* **Task details**
Both boundary lines count: repeat, exactly and alone, the lines from the one containing "What React, TypeScript" to the one containing "YAxis, Cell, LabelList", with pictures left out.

* **Provided data**
····················

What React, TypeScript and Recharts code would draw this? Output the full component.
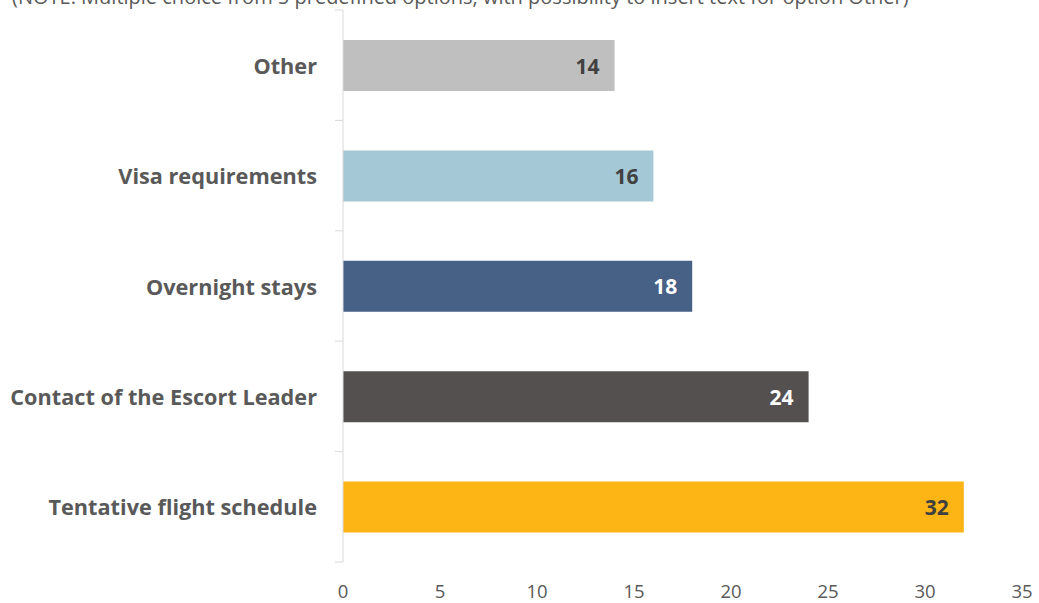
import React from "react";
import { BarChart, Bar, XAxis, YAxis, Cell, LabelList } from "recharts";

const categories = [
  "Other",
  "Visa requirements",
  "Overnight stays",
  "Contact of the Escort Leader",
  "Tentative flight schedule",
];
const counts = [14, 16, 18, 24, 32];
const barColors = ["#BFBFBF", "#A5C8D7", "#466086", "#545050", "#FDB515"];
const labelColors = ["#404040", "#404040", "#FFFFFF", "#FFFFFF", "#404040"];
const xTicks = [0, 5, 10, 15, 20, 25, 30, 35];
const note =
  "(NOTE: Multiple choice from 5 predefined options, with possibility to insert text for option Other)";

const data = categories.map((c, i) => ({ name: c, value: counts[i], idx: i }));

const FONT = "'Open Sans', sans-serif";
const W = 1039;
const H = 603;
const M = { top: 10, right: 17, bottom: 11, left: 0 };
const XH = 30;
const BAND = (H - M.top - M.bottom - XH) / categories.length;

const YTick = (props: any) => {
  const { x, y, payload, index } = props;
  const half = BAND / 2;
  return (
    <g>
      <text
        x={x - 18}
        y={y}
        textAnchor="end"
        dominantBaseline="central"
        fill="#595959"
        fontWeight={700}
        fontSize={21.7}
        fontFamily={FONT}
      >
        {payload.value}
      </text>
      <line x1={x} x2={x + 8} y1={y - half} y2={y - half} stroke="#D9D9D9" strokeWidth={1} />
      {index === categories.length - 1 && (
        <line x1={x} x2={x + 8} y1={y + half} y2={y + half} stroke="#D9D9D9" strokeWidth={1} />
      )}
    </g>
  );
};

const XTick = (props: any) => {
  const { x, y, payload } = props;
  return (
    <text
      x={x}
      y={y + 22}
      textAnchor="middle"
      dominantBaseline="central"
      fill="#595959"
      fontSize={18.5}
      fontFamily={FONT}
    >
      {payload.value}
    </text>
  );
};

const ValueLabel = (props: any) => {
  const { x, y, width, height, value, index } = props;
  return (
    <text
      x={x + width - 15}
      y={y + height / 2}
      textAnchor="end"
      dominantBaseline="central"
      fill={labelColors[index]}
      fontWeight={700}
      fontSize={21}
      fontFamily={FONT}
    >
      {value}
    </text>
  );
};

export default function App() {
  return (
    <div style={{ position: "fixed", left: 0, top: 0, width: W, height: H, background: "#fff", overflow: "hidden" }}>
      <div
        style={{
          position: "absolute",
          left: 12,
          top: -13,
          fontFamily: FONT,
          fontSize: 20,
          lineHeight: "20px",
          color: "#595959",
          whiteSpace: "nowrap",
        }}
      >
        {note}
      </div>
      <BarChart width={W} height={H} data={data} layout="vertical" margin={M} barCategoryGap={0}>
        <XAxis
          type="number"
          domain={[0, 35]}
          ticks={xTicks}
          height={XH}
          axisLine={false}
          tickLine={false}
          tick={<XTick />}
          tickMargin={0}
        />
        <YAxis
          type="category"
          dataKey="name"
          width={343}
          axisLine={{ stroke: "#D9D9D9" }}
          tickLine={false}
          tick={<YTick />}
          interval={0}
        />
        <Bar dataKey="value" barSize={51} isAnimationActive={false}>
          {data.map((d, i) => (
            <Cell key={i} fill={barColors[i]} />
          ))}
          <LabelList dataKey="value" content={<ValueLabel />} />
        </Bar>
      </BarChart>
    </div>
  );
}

····················

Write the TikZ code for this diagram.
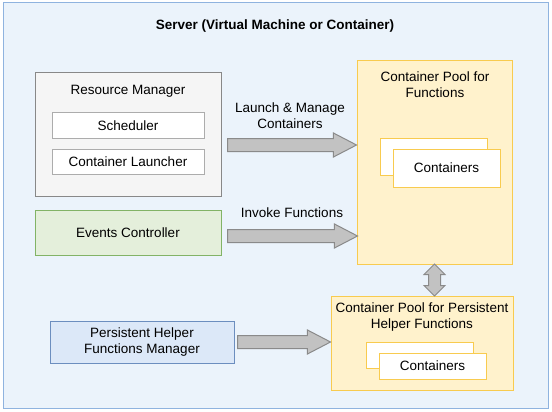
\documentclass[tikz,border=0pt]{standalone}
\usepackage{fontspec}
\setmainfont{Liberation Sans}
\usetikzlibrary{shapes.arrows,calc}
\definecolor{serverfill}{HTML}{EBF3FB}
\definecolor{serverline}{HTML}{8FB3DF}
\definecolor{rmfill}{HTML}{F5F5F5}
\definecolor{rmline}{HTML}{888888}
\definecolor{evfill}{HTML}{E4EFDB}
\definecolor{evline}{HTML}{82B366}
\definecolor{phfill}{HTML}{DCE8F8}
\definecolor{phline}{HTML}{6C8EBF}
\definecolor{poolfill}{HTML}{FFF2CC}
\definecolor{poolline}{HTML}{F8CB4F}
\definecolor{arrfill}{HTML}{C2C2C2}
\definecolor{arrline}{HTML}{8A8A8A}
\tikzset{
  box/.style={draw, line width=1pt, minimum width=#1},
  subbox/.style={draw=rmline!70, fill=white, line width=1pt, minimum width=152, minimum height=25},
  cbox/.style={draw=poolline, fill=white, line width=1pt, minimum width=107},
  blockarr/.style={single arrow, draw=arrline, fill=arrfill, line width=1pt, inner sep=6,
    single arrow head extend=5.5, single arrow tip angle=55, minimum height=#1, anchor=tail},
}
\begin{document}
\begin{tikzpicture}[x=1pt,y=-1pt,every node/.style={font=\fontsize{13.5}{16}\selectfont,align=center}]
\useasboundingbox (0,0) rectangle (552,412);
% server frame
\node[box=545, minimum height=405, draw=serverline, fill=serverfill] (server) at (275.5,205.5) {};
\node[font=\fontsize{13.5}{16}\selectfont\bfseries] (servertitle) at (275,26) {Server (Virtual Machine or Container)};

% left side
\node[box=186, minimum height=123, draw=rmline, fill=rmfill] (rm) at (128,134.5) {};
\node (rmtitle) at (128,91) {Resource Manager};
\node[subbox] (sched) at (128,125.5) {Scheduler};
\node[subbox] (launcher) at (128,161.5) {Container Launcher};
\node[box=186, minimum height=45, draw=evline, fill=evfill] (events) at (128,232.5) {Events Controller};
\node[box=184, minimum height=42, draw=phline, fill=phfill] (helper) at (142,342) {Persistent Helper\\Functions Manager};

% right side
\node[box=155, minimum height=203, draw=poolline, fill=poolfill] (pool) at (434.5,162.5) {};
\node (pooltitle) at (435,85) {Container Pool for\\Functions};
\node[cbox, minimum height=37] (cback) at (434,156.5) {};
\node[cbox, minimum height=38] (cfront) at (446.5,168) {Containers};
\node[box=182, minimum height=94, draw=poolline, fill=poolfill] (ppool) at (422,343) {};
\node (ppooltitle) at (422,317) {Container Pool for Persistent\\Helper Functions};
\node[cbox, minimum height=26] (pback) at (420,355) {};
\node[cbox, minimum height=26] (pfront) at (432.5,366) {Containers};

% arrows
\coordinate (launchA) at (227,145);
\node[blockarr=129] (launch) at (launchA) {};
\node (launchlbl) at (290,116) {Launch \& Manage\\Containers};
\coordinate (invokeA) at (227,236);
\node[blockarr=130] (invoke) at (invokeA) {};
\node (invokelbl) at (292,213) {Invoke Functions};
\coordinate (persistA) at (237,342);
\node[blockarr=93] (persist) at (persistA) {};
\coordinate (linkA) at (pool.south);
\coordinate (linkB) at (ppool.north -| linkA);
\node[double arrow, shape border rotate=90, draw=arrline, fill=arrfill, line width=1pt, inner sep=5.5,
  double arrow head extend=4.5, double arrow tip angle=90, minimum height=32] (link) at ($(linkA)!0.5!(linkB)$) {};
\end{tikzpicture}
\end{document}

····················

* **Written response**
What React, TypeScript and Recharts code would draw this? Output the full component.
import React from "react";
import { BarChart, Bar, XAxis, YAxis, Cell, LabelList } from "recharts";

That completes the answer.